5. We can change our rule around to find the tangential velocity: (Tangential velocity) multiplied by itself = (Space velocity) multiplied by itself - (Radial velocity) multiplied by itself.
6. Let's do the math:
* Space velocity multiplied by itself: 120 * 120 = 14400
* Radial velocity multiplied by itself: 72 * 72 = 5184
* So, (Tangential velocity) multiplied by itself = 14400 - 5184 = 9216.
7. Now, we need to find the number that, when multiplied by itself, gives us 9216. If we try different numbers, we'll find that 96 * 96 = 9216.
8. So, the star's tangential velocity is 96 km/s.

Alternative answer

Answer: The star's tangential velocity is 96 km/s. Explain
This is a question about how different speeds of a star (space, radial, and tangential velocity) are connected, like the sides of a right-angled triangle. . The solving step is:

First, we need to understand that the space velocity (the star's total speed) is like the hypotenuse (the longest side) of a right-angled triangle. The radial velocity (how fast it's moving towards or away from us) and the tangential velocity (how fast it's moving across our view) are the other two sides that make the right angle.

So, we can use a super cool rule we learned for right-angled triangles, called the Pythagorean theorem! It says:
(Space Velocity)² = (Radial Velocity)² + (Tangential Velocity)²

We know the Space Velocity is 120 km/s and the Radial Velocity is 72 km/s.

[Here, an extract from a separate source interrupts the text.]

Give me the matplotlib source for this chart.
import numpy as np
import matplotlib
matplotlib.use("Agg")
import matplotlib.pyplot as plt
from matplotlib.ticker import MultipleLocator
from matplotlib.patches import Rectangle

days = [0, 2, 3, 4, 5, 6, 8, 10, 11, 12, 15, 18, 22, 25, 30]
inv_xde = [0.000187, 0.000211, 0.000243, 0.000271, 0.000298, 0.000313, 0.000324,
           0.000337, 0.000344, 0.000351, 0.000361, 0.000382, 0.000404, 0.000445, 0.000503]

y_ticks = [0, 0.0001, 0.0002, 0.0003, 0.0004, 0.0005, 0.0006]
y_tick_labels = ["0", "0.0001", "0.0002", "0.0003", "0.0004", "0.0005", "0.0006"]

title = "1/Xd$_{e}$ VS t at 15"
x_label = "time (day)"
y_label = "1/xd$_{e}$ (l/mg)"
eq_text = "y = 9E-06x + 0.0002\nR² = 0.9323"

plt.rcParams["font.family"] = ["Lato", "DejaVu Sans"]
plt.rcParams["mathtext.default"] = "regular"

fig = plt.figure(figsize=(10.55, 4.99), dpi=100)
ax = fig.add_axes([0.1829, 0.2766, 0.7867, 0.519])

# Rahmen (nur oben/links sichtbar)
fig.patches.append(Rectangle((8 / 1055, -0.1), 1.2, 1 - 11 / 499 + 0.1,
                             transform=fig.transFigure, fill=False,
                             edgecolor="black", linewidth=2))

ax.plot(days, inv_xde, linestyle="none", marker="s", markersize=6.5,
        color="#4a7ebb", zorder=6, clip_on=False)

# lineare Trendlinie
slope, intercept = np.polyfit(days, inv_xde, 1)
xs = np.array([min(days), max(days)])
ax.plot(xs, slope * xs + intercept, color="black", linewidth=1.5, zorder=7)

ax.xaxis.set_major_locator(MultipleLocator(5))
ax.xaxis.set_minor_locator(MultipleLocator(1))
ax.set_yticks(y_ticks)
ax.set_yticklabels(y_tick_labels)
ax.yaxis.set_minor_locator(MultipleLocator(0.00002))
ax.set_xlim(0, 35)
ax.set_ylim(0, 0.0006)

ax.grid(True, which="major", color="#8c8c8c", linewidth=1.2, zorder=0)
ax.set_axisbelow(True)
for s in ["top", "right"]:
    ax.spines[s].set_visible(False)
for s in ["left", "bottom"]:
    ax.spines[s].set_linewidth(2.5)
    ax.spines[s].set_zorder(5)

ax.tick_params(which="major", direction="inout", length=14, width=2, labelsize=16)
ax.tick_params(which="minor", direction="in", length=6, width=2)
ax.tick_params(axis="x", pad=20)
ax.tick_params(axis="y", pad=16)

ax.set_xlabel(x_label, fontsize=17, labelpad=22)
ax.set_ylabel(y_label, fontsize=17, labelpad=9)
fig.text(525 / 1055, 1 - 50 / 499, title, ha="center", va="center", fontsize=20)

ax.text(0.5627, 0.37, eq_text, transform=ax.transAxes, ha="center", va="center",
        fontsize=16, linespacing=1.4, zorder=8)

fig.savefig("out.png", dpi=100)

We want to find the Tangential Velocity.

Let's plug in the numbers:
120² = 72² + (Tangential Velocity)²

Now, let's do the squaring:
120 * 120 = 14400
72 * 72 = 5184

So the equation looks like this:
14400 = 5184 + (Tangential Velocity)²

To find (Tangential Velocity)², we subtract 5184 from 14400:
(Tangential Velocity)² = 14400 - 5184
(Tangential Velocity)² = 9216

Finally, we need to find what number, when multiplied by itself, gives us 9216. We're looking for the square root of 9216.
If we try multiplying numbers, we find that 96 * 96 = 9216.

So, the Tangential Velocity is 96 km/s!